Single by Frankie Avalon
- A-side: "Bobby Sox to Stockings"
- Released: May 18, 1959
- Genre: Pop
- Length: 1:58
- Label: Chancellor Records 1036
- Songwriter(s): Sid Jacobson, Ruth Sexton

Frankie Avalon singles chronology
| "Venus" (1959) | "A Boy Without a Girl" (1959) | "Just Ask Your Heart" / "Two Fools" (1959) |

= A Boy Without a Girl =

"A Boy Without a Girl" is a song written by Sid Jacobson and Ruth Sexton and performed by Frankie Avalon. The song reached #10 on the Billboard Top 100 in 1959.  It was performed by Avalon in the 1964 film, Muscle Beach Party.

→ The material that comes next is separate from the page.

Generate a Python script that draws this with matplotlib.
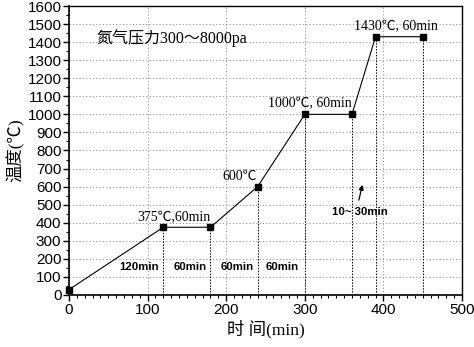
import matplotlib
matplotlib.use("Agg")
import matplotlib.pyplot as plt
from matplotlib.ticker import MultipleLocator

# Sintering schedule: time (min) vs temperature (°C)
time_min = [0, 120, 180, 240, 300, 360, 390, 450]
temp_c = [30, 375, 375, 600, 1000, 1000, 1430, 1430]

# Step annotations
step_labels = ["375℃,60min", "600℃", "1000℃, 60min", "1430℃, 60min"]
duration_labels = ["120min", "60min", "60min", "60min"]
pressure_label = "氮气压力300～8000pa"
hold_label = "10~ 30min"

serif_cjk = ["Liberation Serif", "Noto Sans CJK SC"]
sans = ["Liberation Sans", "DejaVu Sans"]

fig = plt.figure(figsize=(4.74, 3.47), dpi=100)
ax = fig.add_axes([0.1456, 0.1499, 0.8291, 0.8328])

ax.set_xlim(0, 500)
ax.set_ylim(0, 1600)

# dotted background grid
ax.xaxis.set_major_locator(MultipleLocator(100))
ax.xaxis.set_minor_locator(MultipleLocator(10))
ax.yaxis.set_major_locator(MultipleLocator(100))
ax.yaxis.set_minor_locator(MultipleLocator(50))
ax.grid(True, which="major", color="#8a8a8a", linestyle=(0, (1.5, 2.5)), linewidth=0.6)
ax.set_axisbelow(True)

# drop lines from each schedule point to the time axis
for t, T in zip(time_min[1:], temp_c[1:]):
    ax.plot([t, t], [0, T], color="black", linestyle=(0, (1.5, 1.5)), linewidth=0.7)

ax.plot(time_min, temp_c, color="black", linewidth=0.8)
ax.plot(time_min, temp_c, linestyle="none", marker="s", markersize=4.2,
        color="black", clip_on=False, zorder=5)

# step labels
ax.text(133, 430, step_labels[0], ha="center", va="center", fontsize=10, family=serif_cjk)
ax.text(217, 655, step_labels[1], ha="center", va="center", fontsize=10, family=serif_cjk)
ax.text(307, 1058, step_labels[2], ha="center", va="center", fontsize=10, family=serif_cjk)
ax.text(416, 1487, step_labels[3], ha="center", va="center", fontsize=10, family=serif_cjk)

ax.text(35, 1425, pressure_label, ha="left", va="center", fontsize=11.5, family=serif_cjk)

# segment durations
for x, lab in zip([89, 154, 214, 271], duration_labels):
    ax.text(x, 155, lab, ha="center", va="center", fontsize=8.2, fontweight="bold", family=sans)

ax.text(370, 460, hold_label, ha="center", va="center", fontsize=8.2, fontweight="bold", family=sans)
ax.annotate("", xy=(374, 625), xytext=(368, 510),
            arrowprops=dict(arrowstyle="-|>", color="black", lw=0.9, mutation_scale=7))

# axes styling
for side in ["top", "right"]:
    ax.spines[side].set_linewidth(1.0)
for side in ["left", "bottom"]:
    ax.spines[side].set_linewidth(1.2)
ax.tick_params(axis="both", which="major", direction="out", length=4, width=1, labelsize=11)
ax.tick_params(axis="both", which="minor", direction="out", length=2.5, width=0.8)
ax.tick_params(axis="x", pad=2)
ax.tick_params(axis="y", pad=1.5)
for lbl in ax.get_xticklabels() + ax.get_yticklabels():
    lbl.set_family(sans)

ax.set_xlabel("时 间(min)", fontsize=12.5, family=serif_cjk, labelpad=2)
ax.set_ylabel("温度(℃)", fontsize=12.5, family=serif_cjk, labelpad=2)

fig.savefig("out.png", dpi=100)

The song was arranged by Peter De Angelis.

The song was ranked No. 82 on Billboard magazine's Top Hot 100 songs of 1959.

==Other versions==
- Terry Dene released a version in August 1959, on a single with "Thank You Pretty Baby".
- Jimmy Crawford released a version as a single in the United Kingdom in May 1962.
- Ronnie Hilton released a version as the B-side to his single "Rocky Old Boat" in the United Kingdom in December 1965.
- Vic Laurens recorded in it 1963 in French on the Mercury label, title in French : "My Heart Without Your Love".